Hotels place holds not just for the room rate but for an incidental buffer covering room service, minibar charges, parking, and potential damage. A three-night stay at $200 per night might come with an additional $100 to $250 incidental hold on top of the room charges. That means $700 to $850 of your checking account is locked up at check-in. Visa allows lodging merchants up to 30 days from the initial authorization to complete the transaction, so if a hotel is slow to process your final bill, that hold can sit on your account for a frustratingly long time.
Rental agencies routinely hold $200 to $500 on a debit card, sometimes more for luxury vehicles or younger drivers. The hold covers the estimated rental cost plus a security deposit. Because the final charge depends on when you return the car and whether there’s damage, the rental company can’t settle the transaction until after you hand back the keys. Visa’s rules give vehicle rental merchants the same 30-day authorization window as hotels.
When you open a tab or hand your card to a server, the restaurant authorizes the meal total. But you haven’t written in a tip yet. Card networks allow restaurants to add up to 20% above the authorized amount to account for a gratuity. So if your dinner bill is $80, the restaurant’s system may hold up to $96 on your account. Once the server enters your actual tip and the batch settles, the hold adjusts to the real total.
Hold duration depends on the merchant category and how quickly the business submits its final charges. The card networks set maximum timeframes, and banks enforce internal expiration timers that release funds if the merchant never finalizes the transaction.
Visa’s merchant processing guidelines require businesses to reverse any unused authorization within 24 hours of completing the transaction. If the final charge is less than the hold, the merchant should release the difference promptly. In practice, not every merchant follows this timeline perfectly, which is why you sometimes see holds linger after you’ve already received a final receipt.
If a merchant never submits the final charge at all, the hold doesn’t last forever. Your bank’s internal systems will automatically release the funds after the authorization window expires. For card-present retail transactions, Visa caps this at five days from the original authorization.

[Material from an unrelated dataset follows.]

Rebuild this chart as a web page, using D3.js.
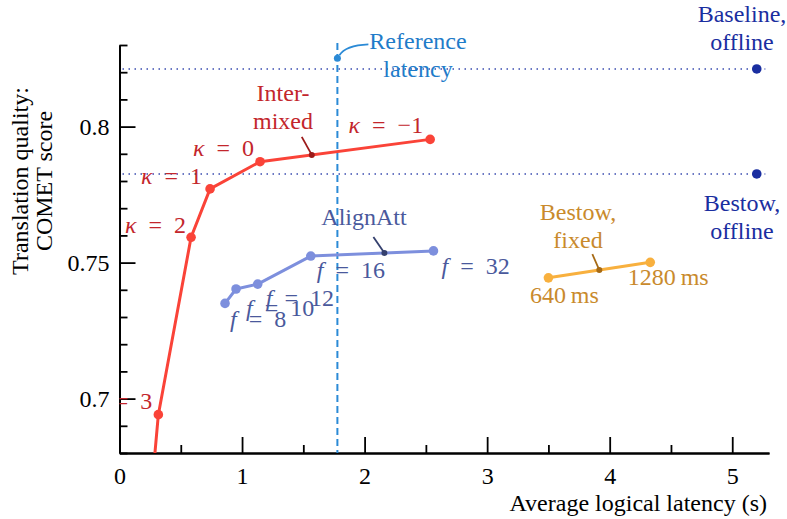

Your banking app likely shows two numbers, and mixing them up is where people get into trouble. The ledger balance (sometimes called “current balance” or “actual balance”) reflects every dollar in the account based on fully settled transactions. The available balance subtracts any pending holds and adds any pending deposits that have cleared the bank’s availability schedule. The available balance is the number that matters for spending decisions.
Here’s where it gets tricky: some internal bank processes track transactions that don’t show up in either balance. Banks maintain internal records of queued or partially processed items that may not appear in your transaction history yet. A hold might reduce your available balance before it even shows as a pending transaction in your app, especially if multiple transactions hit your account in rapid succession. If you’ve ever had a transaction declined despite what looked like a sufficient balance, this invisible layer of processing is often the reason.
The practical lesson is straightforward: keep a cash buffer in your checking account, especially when you’re traveling or making purchases at businesses known for holds. Checking your available balance before a purchase helps, but it doesn’t account for holds that may be in the pipeline but not yet visible.
If a hold pushes your available balance below zero and another transaction comes through, your bank may either decline the transaction or pay it and charge you an overdraft fee. The average overdraft fee across the industry has been declining and sat around $27 per occurrence as of 2025. Some banks have eliminated overdraft fees entirely, while others still charge $30 or more.
A significant protection exists for debit card users under federal rules: your bank cannot charge you an overdraft fee on a one-time debit card purchase or ATM withdrawal unless you’ve specifically opted in to overdraft coverage for those transactions. This opt-in requirement has been in place since 2010 and means that if you never signed up, your bank must simply decline the transaction rather than pay it and charge you a fee. If you don’t remember opting in, it’s worth calling your bank to check your status and opt out if you’d prefer declined transactions over fees.
For customers at banks with more than $10 billion in assets, the CFPB’s 2024 overdraft rule introduced a $5 benchmark fee for overdraft transactions, effective October 1, 2025. Large banks choosing to charge more than $5 must treat their overdraft program as a lending product with full disclosure requirements. This rule doesn’t apply to smaller community banks and credit unions, which can still set their own fee structures.
Debit card transactions are governed by the Electronic Fund Transfer Act, implemented through Regulation E. One important correction to a common misconception: the Fair Credit Billing Act, which you may see referenced online, only applies to credit card billing disputes. It has no authority over debit card holds. Your protections for debit transactions come from Regulation E.
Under Regulation E’s error resolution procedures, you have 60 days from the date your bank sends the statement showing the problem to report it. Your notice needs to include your name, account number, and enough detail about the error for the bank to investigate. You can report by phone or in writing, though your bank may ask for written confirmation within 10 business days of an oral report.
Once you’ve reported the issue, the bank must investigate within 10 business days and report results to you within three business days after completing the investigation. If the bank needs more time, it can extend the investigation to 45 days, but only if it provisionally credits your account within 10 business days of your report. If the bank finds an error, it must correct it within one business day. Banks cannot impose extra conditions before starting an investigation, like requiring you to visit a branch in person, resolve the dispute with the merchant first, or file a police report.
A few practical strategies can prevent holds from disrupting your finances:
Overdraft opt-in status deserves a check too. If you haven’t opted in to overdraft coverage for debit card transactions, your bank will simply decline purchases that would exceed your available balance rather than paying them and hitting you with a fee. For many people, a declined card is far less painful than a $27 fee, and you can always try a different payment method.